• _What is needed_
Return, exactly as written, the lines from the one containing "Convert this chart to matplotlib code." through the one containing "plt.rcParams['font.family'] = ['Noto", with both ends included.

• _Information supplied_
++++
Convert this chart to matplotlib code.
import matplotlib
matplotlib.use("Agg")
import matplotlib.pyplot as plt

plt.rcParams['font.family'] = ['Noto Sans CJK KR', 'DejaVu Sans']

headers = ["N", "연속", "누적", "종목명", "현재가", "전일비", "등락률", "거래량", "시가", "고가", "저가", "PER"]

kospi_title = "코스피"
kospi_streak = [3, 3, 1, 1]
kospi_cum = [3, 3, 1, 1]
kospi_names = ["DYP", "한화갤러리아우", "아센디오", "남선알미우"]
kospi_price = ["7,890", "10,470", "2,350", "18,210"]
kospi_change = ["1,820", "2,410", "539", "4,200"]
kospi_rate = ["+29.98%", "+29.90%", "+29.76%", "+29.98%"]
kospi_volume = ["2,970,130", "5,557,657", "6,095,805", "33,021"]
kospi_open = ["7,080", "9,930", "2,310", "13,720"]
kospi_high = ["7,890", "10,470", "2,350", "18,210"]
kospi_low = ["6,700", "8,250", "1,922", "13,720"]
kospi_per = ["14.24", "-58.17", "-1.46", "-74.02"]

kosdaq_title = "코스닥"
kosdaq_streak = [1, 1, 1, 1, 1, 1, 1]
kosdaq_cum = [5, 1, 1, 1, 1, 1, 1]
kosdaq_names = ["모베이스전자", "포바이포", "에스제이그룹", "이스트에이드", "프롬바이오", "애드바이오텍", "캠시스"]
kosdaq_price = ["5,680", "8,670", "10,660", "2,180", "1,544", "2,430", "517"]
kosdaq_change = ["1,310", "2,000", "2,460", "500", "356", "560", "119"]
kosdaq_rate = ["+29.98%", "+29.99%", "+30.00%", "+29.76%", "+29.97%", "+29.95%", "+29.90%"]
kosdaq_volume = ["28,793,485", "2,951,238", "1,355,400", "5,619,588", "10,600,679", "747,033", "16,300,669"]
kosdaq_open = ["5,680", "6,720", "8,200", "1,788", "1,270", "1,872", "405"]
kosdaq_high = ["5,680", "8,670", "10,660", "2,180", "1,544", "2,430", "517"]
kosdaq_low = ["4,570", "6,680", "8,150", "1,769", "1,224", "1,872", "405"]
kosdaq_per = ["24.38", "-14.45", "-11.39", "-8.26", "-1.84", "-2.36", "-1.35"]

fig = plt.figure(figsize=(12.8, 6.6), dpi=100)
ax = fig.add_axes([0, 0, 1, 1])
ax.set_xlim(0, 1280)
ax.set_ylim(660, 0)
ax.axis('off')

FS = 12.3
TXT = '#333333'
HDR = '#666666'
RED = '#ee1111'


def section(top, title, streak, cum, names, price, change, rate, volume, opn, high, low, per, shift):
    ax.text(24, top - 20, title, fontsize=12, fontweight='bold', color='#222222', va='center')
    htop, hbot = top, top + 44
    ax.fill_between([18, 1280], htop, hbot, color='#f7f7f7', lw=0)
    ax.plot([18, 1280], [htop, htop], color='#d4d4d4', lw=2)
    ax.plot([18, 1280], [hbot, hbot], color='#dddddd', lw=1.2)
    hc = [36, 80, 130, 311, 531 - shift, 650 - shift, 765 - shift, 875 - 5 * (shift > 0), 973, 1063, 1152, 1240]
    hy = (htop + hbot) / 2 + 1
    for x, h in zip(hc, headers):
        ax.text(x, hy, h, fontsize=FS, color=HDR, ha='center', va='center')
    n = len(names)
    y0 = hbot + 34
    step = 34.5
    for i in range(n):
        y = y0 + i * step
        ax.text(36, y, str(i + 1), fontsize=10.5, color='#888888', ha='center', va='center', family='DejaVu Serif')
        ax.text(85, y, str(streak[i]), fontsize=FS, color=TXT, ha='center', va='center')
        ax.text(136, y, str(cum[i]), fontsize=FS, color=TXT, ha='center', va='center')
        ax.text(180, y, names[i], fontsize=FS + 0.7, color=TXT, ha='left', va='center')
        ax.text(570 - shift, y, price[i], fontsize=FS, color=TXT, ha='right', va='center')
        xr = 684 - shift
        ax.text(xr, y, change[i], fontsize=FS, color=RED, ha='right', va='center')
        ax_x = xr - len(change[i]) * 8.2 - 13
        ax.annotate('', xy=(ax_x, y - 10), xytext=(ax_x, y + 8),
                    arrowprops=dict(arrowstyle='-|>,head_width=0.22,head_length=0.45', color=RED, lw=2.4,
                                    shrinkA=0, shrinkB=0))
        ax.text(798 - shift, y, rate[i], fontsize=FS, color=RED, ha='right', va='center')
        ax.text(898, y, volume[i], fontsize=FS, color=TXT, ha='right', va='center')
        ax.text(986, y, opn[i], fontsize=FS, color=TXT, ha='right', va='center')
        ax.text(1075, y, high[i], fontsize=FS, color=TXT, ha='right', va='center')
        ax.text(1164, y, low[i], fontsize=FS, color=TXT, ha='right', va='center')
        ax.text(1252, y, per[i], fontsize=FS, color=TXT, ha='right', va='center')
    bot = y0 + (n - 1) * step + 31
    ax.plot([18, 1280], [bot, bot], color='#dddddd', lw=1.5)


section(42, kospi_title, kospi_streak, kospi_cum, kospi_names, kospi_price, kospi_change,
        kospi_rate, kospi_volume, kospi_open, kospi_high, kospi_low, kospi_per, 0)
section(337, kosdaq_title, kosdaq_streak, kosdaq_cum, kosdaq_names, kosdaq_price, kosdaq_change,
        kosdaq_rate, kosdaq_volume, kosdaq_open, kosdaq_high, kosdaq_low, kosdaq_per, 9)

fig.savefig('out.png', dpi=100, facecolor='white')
++++
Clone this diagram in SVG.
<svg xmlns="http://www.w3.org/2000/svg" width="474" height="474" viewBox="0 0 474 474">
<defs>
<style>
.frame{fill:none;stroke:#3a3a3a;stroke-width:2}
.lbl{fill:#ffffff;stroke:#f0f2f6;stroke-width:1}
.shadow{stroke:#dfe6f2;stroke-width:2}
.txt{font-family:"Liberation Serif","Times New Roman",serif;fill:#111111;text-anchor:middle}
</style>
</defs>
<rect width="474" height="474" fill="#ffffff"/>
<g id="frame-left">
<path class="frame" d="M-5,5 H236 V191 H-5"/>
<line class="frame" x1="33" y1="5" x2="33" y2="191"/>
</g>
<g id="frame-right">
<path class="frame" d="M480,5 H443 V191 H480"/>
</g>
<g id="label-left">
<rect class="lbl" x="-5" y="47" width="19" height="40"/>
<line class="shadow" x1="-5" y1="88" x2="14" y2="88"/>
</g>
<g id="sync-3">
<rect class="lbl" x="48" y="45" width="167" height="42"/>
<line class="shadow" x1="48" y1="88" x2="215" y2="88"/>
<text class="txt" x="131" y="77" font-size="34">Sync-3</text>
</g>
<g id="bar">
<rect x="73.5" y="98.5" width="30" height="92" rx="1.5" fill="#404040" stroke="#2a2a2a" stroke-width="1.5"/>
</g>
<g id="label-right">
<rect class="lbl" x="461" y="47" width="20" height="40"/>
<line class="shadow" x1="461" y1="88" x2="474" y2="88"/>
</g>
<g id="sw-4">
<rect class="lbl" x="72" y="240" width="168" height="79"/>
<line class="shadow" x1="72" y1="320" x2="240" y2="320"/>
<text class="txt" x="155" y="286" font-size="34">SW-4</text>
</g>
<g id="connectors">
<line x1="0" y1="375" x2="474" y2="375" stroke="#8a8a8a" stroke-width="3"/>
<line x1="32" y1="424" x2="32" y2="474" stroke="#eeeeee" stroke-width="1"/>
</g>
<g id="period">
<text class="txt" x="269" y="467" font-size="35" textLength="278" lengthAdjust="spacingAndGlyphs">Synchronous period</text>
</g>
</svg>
++++
• _Answer to this exercise_
Convert this chart to matplotlib code.
import matplotlib
matplotlib.use("Agg")
import matplotlib.pyplot as plt

plt.rcParams['font.family'] = ['Noto Sans CJK KR', 'DejaVu Sans']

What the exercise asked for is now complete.